2. **Find the 'Direction Arrows' (Tangent Vectors):** Imagine you're walking on the surface. We need to know which way the surface is pointing at our specific spot. We can find two 'direction arrows' or 'tangent vectors' that lie on the surface at that point: one by changing `u` a tiny bit (keeping `v` fixed), and one by changing `v` a tiny bit (keeping `u` fixed).
* I took the partial derivatives (that's just like finding the slope in 3D!) of `x`, `y`, and `z` with respect to `u` and then with respect to `v`.
* `r_u` (change with respect to `u`): $\langle 2u, 0, 1 \rangle$
* `r_v` (change with respect to `v`): $\langle 0, 3v^2, 1 \rangle$
* Then, I plugged in our special map coordinates `(u,v) = (2,1)` into these 'direction arrows':
* `r_u` at `(2,1)` is $\langle 2(2), 0, 1 \rangle = \langle 4, 0, 1 \rangle$.
* `r_v` at `(2,1)` is $\langle 0, 3(1)^2, 1 \rangle = \langle 0, 3, 1 \rangle$.

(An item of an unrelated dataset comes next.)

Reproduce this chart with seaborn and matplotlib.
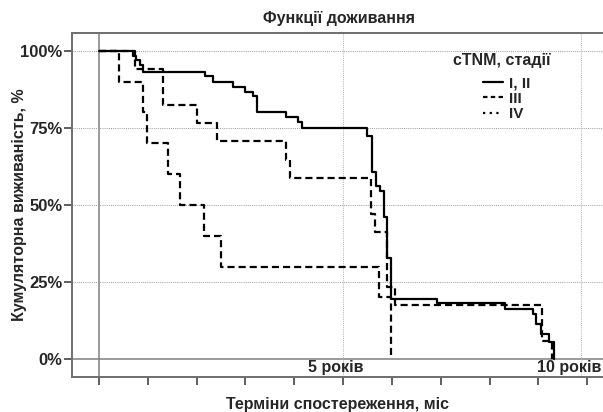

3. **Find the 'Straight-Out' Arrow (Normal Vector):** To define a plane, we need a line that sticks straight out from it, perpendicular to the plane. We can get this 'straight-out' arrow (called the normal vector) by doing something called a 'cross product' of our two 'direction arrows' `r_u` and `r_v`. It's like finding a line that's perpendicular to both of them at the same time.
* `Normal Vector (n) = r_u × r_v`
* $\vec{n} = \langle 4, 0, 1 \rangle \times \langle 0, 3, 1 \rangle = \langle (0 \cdot 1 - 1 \cdot 3), -(4 \cdot 1 - 1 \cdot 0), (4 \cdot 3 - 0 \cdot 0) \rangle$
* $\vec{n} = \langle -3, -4, 12 \rangle$

4. **Write the Plane's Equation:** Now we have everything we need! We have a point on the plane `(5,2,3)` and a 'straight-out' arrow `n = <-3, -4, 12>`. The equation for a plane is like saying "any point `(x,y,z)` on this plane, when connected to our known point `(5,2,3)`, will make a line that's perpendicular to our 'straight-out' arrow `n`."
* The formula is $A(x-x_0) + B(y-y_0) + C(z-z_0) = 0$, where `(A,B,C)` are the components of our normal vector, and `(x_0,y_0,z_0)` is our point.
* So, $-3(x-5) - 4(y-2) + 12(z-3) = 0$
* Let's tidy this up:
* $-3x + 15 - 4y + 8 + 12z - 36 = 0$
* $-3x - 4y + 12z + 23 - 36 = 0$
* $-3x - 4y + 12z - 13 = 0$
* I like to make the first number positive, so I just multiplied everything by -1:
* $3x + 4y - 12z + 13 = 0$

And that's it! We found the equation of the flat surface that perfectly touches our wiggly shape at that one spot!